Foreign nationals visiting the United States face a tighter set of options. Most states allow driving on a foreign license for short visits, and an International Driving Permit extends that window to up to a year in many states. But a license to drive is separate from insurance to drive. Some insurers won’t write a policy for someone without a U.S. license or a U.S. driving history, which narrows the field.
The simplest path for a short visit is renting a vehicle and purchasing the rental company’s coverage. That bundles the vehicle and the insurance into one transaction and avoids the complications of shopping for a personal policy as a foreign national. For longer stays where renting doesn’t make economic sense, a non-owner policy from a carrier willing to insure international license holders is an option, though it provides only liability coverage. Gathering your home-country driving history, license, and International Driving Permit before you start shopping will speed up the process. Each state has different rules about how long a foreign license remains valid, so checking with the local DMV before your trip is worth the effort.
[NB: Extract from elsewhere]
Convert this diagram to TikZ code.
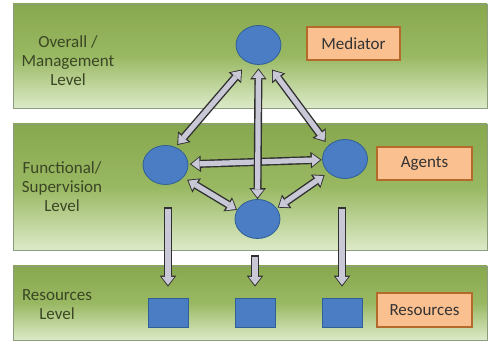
\documentclass[tikz,border=0pt]{standalone}
\usepackage{fontspec}
\setmainfont{Carlito}
\usepackage{tikz}
\usetikzlibrary{arrows.meta,shapes.geometric}
\definecolor{bandtop}{HTML}{88A84F}
\definecolor{bandmid}{HTML}{99B862}
\definecolor{bandbot}{HTML}{DCEAC8}
\definecolor{bandline}{HTML}{8E9C7E}
\definecolor{leveltext}{HTML}{3A4624}
\definecolor{agentblue}{HTML}{4A7DC4}
\definecolor{agentline}{HTML}{2F5F94}
\definecolor{tagfill}{HTML}{FAC090}
\definecolor{tagline}{HTML}{B46A2A}
\definecolor{arrowfill}{HTML}{C8C8D6}
\definecolor{arrowline}{HTML}{303030}

\tikzset{
	band/.style={draw=bandline, line width=0.8pt, top color=bandtop, bottom color=bandbot, middle color=bandmid, minimum width=474pt, inner sep=0pt},
	levellabel/.style={text=leveltext, align=center},
	agent/.style={ellipse, draw=agentline, line width=0.8pt, fill=agentblue, minimum width=45pt, minimum height=39pt, inner sep=0pt},
	resource/.style={rectangle, draw=agentline, line width=0.8pt, fill=agentblue, minimum width=40pt, minimum height=29pt, inner sep=0pt},
	tag/.style={rectangle, draw=tagline, line width=1.2pt, fill=tagfill, text=black!80, minimum height=33pt, inner sep=0pt},
	biarrow/.style 2 args={draw=arrowfill, line width=5.2pt, {Triangle[width=12.5pt,length=8pt,line width=0pt]}-{Triangle[width=12.5pt,length=8pt,line width=0pt]}, shorten <=#1+1.6pt, shorten >=#2+1.6pt, preaction={draw=arrowline, line width=8pt, {Triangle[width=16.5pt,length=11pt,line width=0pt]}-{Triangle[width=16.5pt,length=11pt,line width=0pt]}, shorten <=#1, shorten >=#2}},
	downarrow/.style 2 args={draw=arrowfill, line width=5.2pt, -{Triangle[width=12.5pt,length=8pt,line width=0pt]}, shorten <=#1+1.6pt, shorten >=#2+1.6pt, preaction={draw=arrowline, line width=8pt, -{Triangle[width=16.5pt,length=11pt,line width=0pt]}, shorten <=#1, shorten >=#2}}
}

\begin{document}
\begin{tikzpicture}[x=1pt,y=-1pt,font=\fontsize{17}{19}\selectfont]
	\useasboundingbox (0,0) rectangle (488,344);
	\node[band, minimum height=104pt] (overall) at (250,56) {};
	\node[band, minimum height=126pt] (functional) at (250,187) {};
	\node[band, minimum height=74pt] (resources) at (250,303) {};

	\node[levellabel] (overalltxt) at (68,61) {Overall /\\Management\\Level};
	\node[levellabel] (functxt) at (62,187) {Functional/\\Supervision\\Level};
	\node[levellabel] (restxt) at (57,305) {Resources\\Level};

	\node[agent] (med) at (258.5,45) {};
	\node[agent] (agl) at (165.5,165) {};
	\node[agent] (agr) at (345,159) {};
	\node[agent] (agb) at (257.5,219) {};

	\node[resource] (res1) at (168,312.5) {};
	\node[resource] (res2) at (255,312.5) {};
	\node[resource] (res3) at (342,312.5) {};

	\node[tag, minimum width=93pt] (mediator) at (353.5,43.5) {Mediator};
	\node[tag, minimum width=95pt] (agents) at (424.5,163.5) {Agents};
	\node[tag, minimum width=95pt, minimum height=34pt] (restag) at (424.5,310) {Resources};

	\draw[biarrow={1.5pt}{0.5pt}] (agl) -- (agr);
	\draw[biarrow={9pt}{2.7pt}] (med.239) -- (agl.61);
	\draw[biarrow={7.8pt}{4.4pt}] (med.296) -- (agr.141);
	\draw[biarrow={3.5pt}{0pt}] (med.south) -- (agb.north);
	\draw[biarrow={4.5pt}{0pt}] (agl.325) -- (agb.156);
	\draw[biarrow={4.4pt}{1.1pt}] (agr.219) -- (agb.29);

	\draw[downarrow={22.5pt}{11pt}] (agl.south -| res1.north) -- (res1.north);
	\draw[downarrow={16.5pt}{11pt}] (agb.south -| res2.north) -- (res2.north);
	\draw[downarrow={28.5pt}{11pt}] (agr.south -| res3.north) -- (res3.north);
\end{tikzpicture}
\end{document}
Whatever method you use for temporary coverage, the single most expensive mistake is letting a gap appear in your insurance history. Even a lapse of a few weeks can push your premiums up by hundreds of dollars per year when you next buy a policy, because insurers treat any gap as a risk signal. Some states also impose fines or suspend your registration if your coverage lapses while a vehicle is registered in your name, even if you aren’t driving it.
If you’re selling a car and don’t plan to drive for a while, cancel your policy only after surrendering or transferring the registration. If you might drive anything at all during the gap, keep a non-owner policy active. The monthly cost is modest compared to the premium surcharge you’d face for a lapse. And if you’re using the buy-and-cancel strategy for short-term needs, time the cancellation carefully so your new coverage starts before the old one ends. Overlap by a day rather than risk a gap. Insurers and state DMVs track coverage dates precisely, and there’s no grace period for a lapse on your record.